Risk Assessment in Litigation
In its reasoning, the court highlighted the inherent risks involved in continuing the litigation versus the security provided by the consent decree. Both sides were confronted with uncertainties regarding the outcome of a potential trial, including the possibility of appeals that could delay any resolution for years. The plaintiffs faced the risk of receiving no relief beyond a declaratory judgment, while the defendants risked substantial financial liabilities if they were found liable for past benefits. By settling through the consent decree, both parties avoided the potential pitfalls of prolonged litigation and established a framework that provided more predictable outcomes for the affected claimants. This risk assessment was critical in affirming the fairness of the proposed settlement.
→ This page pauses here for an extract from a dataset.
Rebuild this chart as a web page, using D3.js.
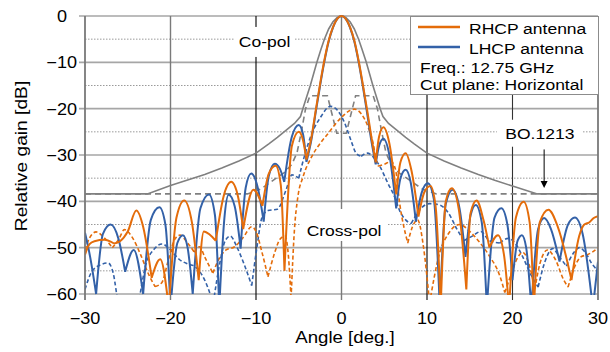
<!DOCTYPE html>
<html><head><meta charset="utf-8">
<script src="https://cdn.jsdelivr.net/npm/d3@7"></script>
<style>body{margin:0;background:#fff}svg{display:block}text{font-family:"Liberation Sans",Arial,sans-serif;fill:#000}</style>
</head><body><svg id="c" width="610" height="352"></svg>
<script>
// ---- data (angle deg, relative gain dB) ----
const xTicks=[-30,-20,-10,0,10,20,30];
const yTicks=[0,-10,-20,-30,-40,-50,-60];
const yMinor=[-5,-15,-25,-35,-45,-55];
const seriesNames=["RHCP antenna","LHCP antenna"];
const legendNotes=["Freq.: 12.75 GHz","Cut plane: Horizontal"];

const rhcpCo=[[-30,-51.5],[-29.5,-49.3],[-28.9,-48.6],[-27.7,-48.3],[-26.6,-49.1],[-25.9,-48.6],[-25.0,-46.5],[-24.0,-42.0],[-23.2,-45.5],[-22.2,-56.5],[-21.2,-52.5],[-20.2,-63],[-19.3,-43.5],[-18.4,-39.8],[-17.5,-44.5],[-16.7,-57],[-16.1,-46.5],[-15.4,-47.2],[-14.7,-48.5],[-13.8,-39],[-12.9,-35.8],[-12.1,-39],[-11.5,-46],[-10.3,-37.5],[-9.25,-41],[-8.5,-34],[-7.7,-32.3],[-7.1,-36.5],[-6.67,-55],[-5.8,-28],[-5.0,-25],[-4.5,-26.8],[-4.1,-31],[-3.5,-26],[-3,-20.2],[-2.5,-14.6],[-2,-9.5],[-1.5,-5.3],[-1,-2.4],[-0.5,-0.6],[0,0],[0.5,-0.6],[1,-2.4],[1.5,-5.3],[2,-9.6],[2.5,-14.8],[3,-20.3],[3.5,-26.2],[4.0,-31.6],[4.4,-26],[4.9,-24],[5.6,-27.5],[6.4,-38.5],[6.9,-31.5],[7.5,-29.6],[8.2,-33.5],[9.0,-43.3],[9.7,-38],[10.4,-36.7],[11.0,-41],[11.6,-63],[12.2,-40],[12.9,-37.2],[13.7,-41.5],[14.6,-59],[15.1,-42.5],[15.8,-39.8],[16.6,-44],[17.3,-50],[18.3,-47.3],[19.0,-51.5],[19.6,-63],[20.4,-43.5],[21.3,-40.1],[22.0,-44.5],[22.5,-63],[23.2,-44.5],[24.2,-41.8],[25.3,-45.5],[26.9,-57],[27.8,-47.5],[28.4,-45],[29.0,-44.5],[29.5,-43.6],[30,-43.2]];

const lhcpCo=[[-30,-46.8],[-29.4,-52],[-28.7,-60],[-27.9,-47],[-27.0,-45.0],[-26.1,-48],[-25.3,-55.2],[-24.3,-50.5],[-23.2,-60],[-22.3,-44],[-21.3,-41.3],[-20.6,-45],[-20.0,-63],[-19.2,-49],[-18.55,-47.3],[-18.0,-50],[-17.4,-60],[-16.5,-41.5],[-15.5,-38.5],[-14.8,-43],[-14.3,-63],[-13.7,-43.7],[-13.2,-38.6],[-12.5,-41],[-11.8,-50.2],[-11.2,-37],[-10.56,-34],[-9.8,-37],[-9.1,-44.4],[-8.5,-34.5],[-7.8,-31.9],[-7.2,-33],[-6.7,-35.8],[-5.8,-26],[-5.0,-23.5],[-4.5,-25.5],[-4.1,-31.5],[-3.5,-26.5],[-3,-20.6],[-2.5,-15],[-2,-9.8],[-1.5,-5.5],[-1,-2.5],[-0.5,-0.6],[0,0],[0.5,-0.6],[1,-2.5],[1.5,-5.5],[2,-9.9],[2.5,-15.2],[3,-21],[3.5,-27],[4.0,-32],[4.4,-28],[4.9,-26.5],[5.6,-30],[6.4,-41.5],[6.9,-35],[7.5,-33.2],[8.1,-36],[8.7,-44.4],[9.4,-38],[10.1,-36.1],[10.8,-39.5],[11.5,-63],[12.2,-40.5],[13.0,-37.5],[13.8,-41.5],[14.5,-52],[15.1,-43],[15.7,-40.8],[16.4,-44.5],[17.0,-63],[17.9,-43.5],[18.7,-41.5],[19.4,-45],[20.0,-57],[20.6,-48.5],[21.1,-47.3],[21.6,-50],[22.2,-63],[23.0,-46],[23.7,-43.6],[24.5,-46],[25.5,-53],[26.5,-45],[27.3,-43.5],[28.2,-47],[29.4,-63],[30,-53]];

const rhcpX=[[-30,-50.5],[-29.5,-48],[-28.7,-46.6],[-27.8,-47.8],[-26.8,-50],[-26,-48],[-25.4,-46.1],[-24.4,-48],[-23.5,-51.5],[-22.5,-56],[-21.8,-58.4],[-21,-57.5],[-20.3,-53],[-19.5,-48.2],[-18.9,-47.3],[-18,-49],[-17.2,-51],[-16.6,-49.8],[-16,-52],[-15.05,-55.5],[-14.2,-52],[-13.5,-50.5],[-12.5,-49.8],[-11.5,-47.8],[-10.5,-45.5],[-10,-46.5],[-9.3,-51],[-8.6,-56.3],[-7.8,-51],[-7.2,-48.2],[-6.6,-47.5],[-6.2,-52],[-5.9,-61],[-5.5,-46],[-5.1,-39],[-4.5,-34.7],[-3.5,-30.4],[-2.5,-27.5],[-1.5,-25.2],[-0.8,-23.5],[0.15,-21.6],[1.1,-20.3],[1.5,-20.1],[2.3,-21.1],[3.1,-23.9],[3.7,-27.5],[4.05,-31],[4.3,-32.4],[5.0,-32],[5.8,-31.4],[6.3,-33],[6.8,-40.4],[7.75,-49],[8.3,-45.5],[8.9,-44],[9.6,-50],[10.3,-62],[11.5,-51],[12.5,-47],[13.8,-45],[15,-46.5],[16,-48.5],[17.3,-51.8],[18.5,-56],[19.1,-59.7],[19.8,-56],[20.5,-52.5],[21.2,-51],[22,-54],[22.6,-59],[23.2,-53.5],[24.1,-50.5],[25,-52.5],[26,-57],[26.5,-58.5],[27.3,-54],[28,-52],[28.8,-51.5],[29.3,-51],[30,-50]];

const lhcpX=[[-30,-59],[-29.3,-55.5],[-28.3,-53.8],[-27.3,-53.3],[-26.7,-55.5],[-26.1,-62],[-25,-66],[-23.8,-62],[-22.85,-53.4],[-21.9,-50.3],[-21,-49.2],[-20,-50.5],[-19,-52.5],[-18,-53.5],[-17.2,-54],[-16,-57],[-15,-62],[-14.2,-53],[-13.6,-48.5],[-13.0,-47.5],[-12.2,-50],[-11.3,-54],[-10.5,-58.2],[-9.9,-50],[-9.3,-43.5],[-8.6,-42],[-7.5,-41.7],[-6.5,-37.6],[-5.8,-34.3],[-5.0,-35],[-4.3,-30],[-3.5,-25.5],[-2.5,-22],[-1.3,-19.5],[-0.5,-20.3],[0.35,-23],[1.1,-26.8],[1.7,-29.6],[2.3,-30.3],[3.0,-29.6],[3.7,-30.4],[4.5,-32.5],[5.4,-36],[6.2,-39],[6.8,-42],[7.5,-44],[8.15,-44.8],[9.3,-41.5],[10.3,-40.5],[11.5,-40.8],[12.5,-42.5],[13.5,-46],[14.3,-48.5],[15.3,-47.5],[16.3,-46.5],[17.3,-48.5],[18.5,-49],[19.5,-48],[20.3,-49],[21.2,-52],[22.2,-56],[23,-58.5],[23.8,-53],[24.7,-50.2],[25.5,-52],[26.3,-54],[27.2,-51],[27.8,-50],[28.5,-51],[29.3,-53.5],[30,-55]];

const copolMask=[[-30,-38.4],[-22.7,-38.4],[-20,-36.6],[-18,-35.4],[-16,-34.2],[-14,-32.8],[-12,-31.3],[-10,-29.6],[-8.5,-27.6],[-7.5,-26.2],[-6.5,-24.7],[-5.5,-23.2],[-4.8,-21.7],[-4.52,-20],[-3.65,-15],[-2.88,-10],[-2.4,-7.2],[-2,-5],[-1.5,-2.8],[-1,-1.25],[-0.5,-0.3],[0,0],[0.5,-0.3],[1,-1.25],[1.5,-2.8],[2,-5],[2.4,-7.2],[2.9,-10],[3.67,-15],[4.52,-20],[4.85,-21.7],[5.5,-23.2],[6.5,-24.7],[7.5,-26.2],[8.5,-27.6],[10,-29.6],[12,-31.3],[14,-32.8],[16,-34.2],[18,-35.5],[20,-36.7],[22.9,-38.4],[30,-38.4]];

const xpolMask=[[-30,-38.4],[-11,-38.4],[-9.5,-37.4],[-7.8,-35.2],[-6.7,-33.8],[-5.8,-32],[-5.2,-29.5],[-4.7,-25],[-4.2,-20],[-3.7,-17.2],[-1.65,-17.2],[-0.55,-25.3],[0.55,-25.3],[1.65,-17.2],[3.7,-17.2],[4.2,-20],[4.7,-25],[5.2,-29.5],[5.8,-32],[6.7,-33.8],[7.8,-35.2],[9.5,-37.4],[11.1,-38.4],[30,-38.4]];

// annotations: [text, angle, dB of box centre]
const annCo=["Co-pol",-9,-5.6];
const annCross=["Cross-pol",0.3,-45.1];
const annBO=["BO.1213",23.2,-25.3];
const arrowAt=[23.7,-28.8,-37.1];

// ---- layout ----
const svg=d3.select("#c");
const x=d3.scaleLinear().domain([-30,30]).range([85,598]);
const y=d3.scaleLinear().domain([-60,0]).range([294,16]);
const ORANGE="#e46c0a",BLUE="#3361a8",GRAY="#808080",GRID="#a6a6a6";
const SX=1.13;
const fmt=d3.format("d");
function label(g,px,py,txt,size,anchor){
  return g.append("g").attr("transform",`translate(${px},${py}) scale(${SX},1)`)
    .append("text").attr("text-anchor",anchor||"start").attr("font-size",size).text(txt);
}

const grid=svg.append("g");
grid.selectAll(".mn").data(yMinor).join("line")
  .attr("x1",x(-30)).attr("x2",x(30)).attr("y1",d=>y(d)).attr("y2",d=>y(d))
  .attr("stroke","#9a9a9a").attr("stroke-width",1).attr("stroke-dasharray","1.5,1.5");
grid.selectAll(".mj").data(yTicks).join("line")
  .attr("x1",x(-30)-6).attr("x2",x(30)).attr("y1",d=>y(d)).attr("y2",d=>y(d))
  .attr("stroke",GRID).attr("stroke-width",1.6);
grid.selectAll(".vg").data(xTicks).join("line")
  .attr("x1",d=>x(d)).attr("x2",d=>x(d)).attr("y1",y(0)).attr("y2",y(-60)+6)
  .attr("stroke",d=>(d===-10||d===10)?"#000":(d===20?"#333":"#7a7a7a"))
  .attr("stroke-width",d=>(d===-10||d===10||d===20)?1.1:1.4);

svg.append("clipPath").attr("id","clp").append("rect")
  .attr("x",x(-30)).attr("y",y(0)-2).attr("width",x(30)-x(-30)).attr("height",y(-60)-y(0)+3);

function splitPath(data,curve){
  const gen=d3.line().x(d=>x(d[0])).y(d=>y(d[1])).curve(curve);
  const segs=[];let cur=[data[0]];
  for(let i=1;i<data.length;i++){
    cur.push(data[i]);
    if(i<data.length-1&&data[i][1]<data[i-1][1]&&data[i][1]<data[i+1][1]){segs.push(cur);cur=[data[i]];}
  }
  segs.push(cur);
  return segs.map(s=>gen(s)).join("");
}
const plot=svg.append("g").attr("clip-path","url(#clp)");
const lin=d3.line().x(d=>x(d[0])).y(d=>y(d[1]));
plot.append("path").attr("d",lin(copolMask)).attr("fill","none").attr("stroke",GRAY).attr("stroke-width",1.6);
plot.append("path").attr("d",lin(xpolMask)).attr("fill","none").attr("stroke",GRAY).attr("stroke-width",1.6).attr("stroke-dasharray","6,4");

const curves=[
  {d:lhcpX,c:BLUE,dash:"4,2.5",w:1.6},
  {d:rhcpX,c:ORANGE,dash:"4,2.5",w:1.6},
  {d:lhcpCo,c:BLUE,dash:null,w:2},
  {d:rhcpCo,c:ORANGE,dash:null,w:2}
];
curves.forEach(s=>{
  plot.append("path").attr("d",splitPath(s.d,d3.curveMonotoneX)).attr("fill","none")
    .attr("stroke",s.c).attr("stroke-width",s.w).attr("stroke-dasharray",s.dash)
    .attr("stroke-linejoin","round");
});

svg.append("line").attr("x1",x(-30)).attr("x2",x(-30)).attr("y1",y(0)).attr("y2",y(-60)+6).attr("stroke","#7a7a7a").attr("stroke-width",1.4);
svg.append("line").attr("x1",x(30)).attr("x2",x(30)).attr("y1",y(0)).attr("y2",y(-60)+6).attr("stroke","#7a7a7a").attr("stroke-width",1.4);

const ax=svg.append("g");
// non-negative labels carry a figure-space pad (as in the source chart's number format)
yTicks.forEach(v=>label(ax,77,y(v)+6,v<0?fmt(v):fmt(v)+"\u2007",16,"end"));
xTicks.forEach(v=>label(ax,x(v),324,fmt(v),16,"middle"));
label(ax,345,343,"Angle [deg.]",16.5,"middle");
ax.append("g").attr("transform",`translate(27,${(y(0)+y(-60))/2+1}) rotate(-90) scale(${SX},1)`)
  .append("text").attr("text-anchor","middle").attr("font-size",17).text("Relative gain [dB]");

function ann(a,w,h,dy){
  const cx=x(a[1]),cy=y(a[2]);
  svg.append("rect").attr("x",cx-w/2).attr("y",cy-h/2).attr("width",w).attr("height",h).attr("fill","#fff");
  label(svg,cx,cy+dy,a[0],15.5,"middle");
}
ann(annCo,60,30,5);
ann(annCross,86,32,11);
ann(annBO,86,27,6);
svg.append("line").attr("x1",x(arrowAt[0])).attr("x2",x(arrowAt[0])).attr("y1",y(arrowAt[1])).attr("y2",y(arrowAt[2])-4)
  .attr("stroke","#000").attr("stroke-width",1);
svg.append("path").attr("d",`M${x(arrowAt[0])-3.5},${y(arrowAt[2])-7}L${x(arrowAt[0])+3.5},${y(arrowAt[2])-7}L${x(arrowAt[0])},${y(arrowAt[2])}Z`).attr("fill","#000");

const lg=svg.append("g");
lg.append("rect").attr("x",410.5).attr("y",16.5).attr("width",188).attr("height",78).attr("fill","#fff").attr("stroke","#8c8c8c");
[ORANGE,BLUE].forEach((c,i)=>{
  lg.append("line").attr("x1",418).attr("x2",460).attr("y1",27+i*20).attr("y2",27+i*20).attr("stroke",c).attr("stroke-width",2.5);
  label(lg,469,34+i*19.5,seriesNames[i],15.5,"start");
});
legendNotes.forEach((t,i)=>label(lg,420,73+i*17,t,15.5,"start"));
</script></body></html>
Compliance Mechanisms in the Decree
The court took special note of the compliance mechanisms embedded within the consent decree, which were designed to ensure adherence to its provisions. These mechanisms included requirements for timely hearings and the resumption of benefits for claimants who were adversely affected by the unconstitutional provision. The court emphasized that these compliance measures were essential for the effective implementation of the decree and for the protection of workers' rights moving forward. By incorporating such mechanisms, the court aimed to create a transparent process that could be monitored and enforced, thereby enhancing the legitimacy of the settlement and reinforcing trust among the class members. This focus on compliance served to bolster the court's conclusion that the consent decree was a fair and reasonable resolution of the issues at hand.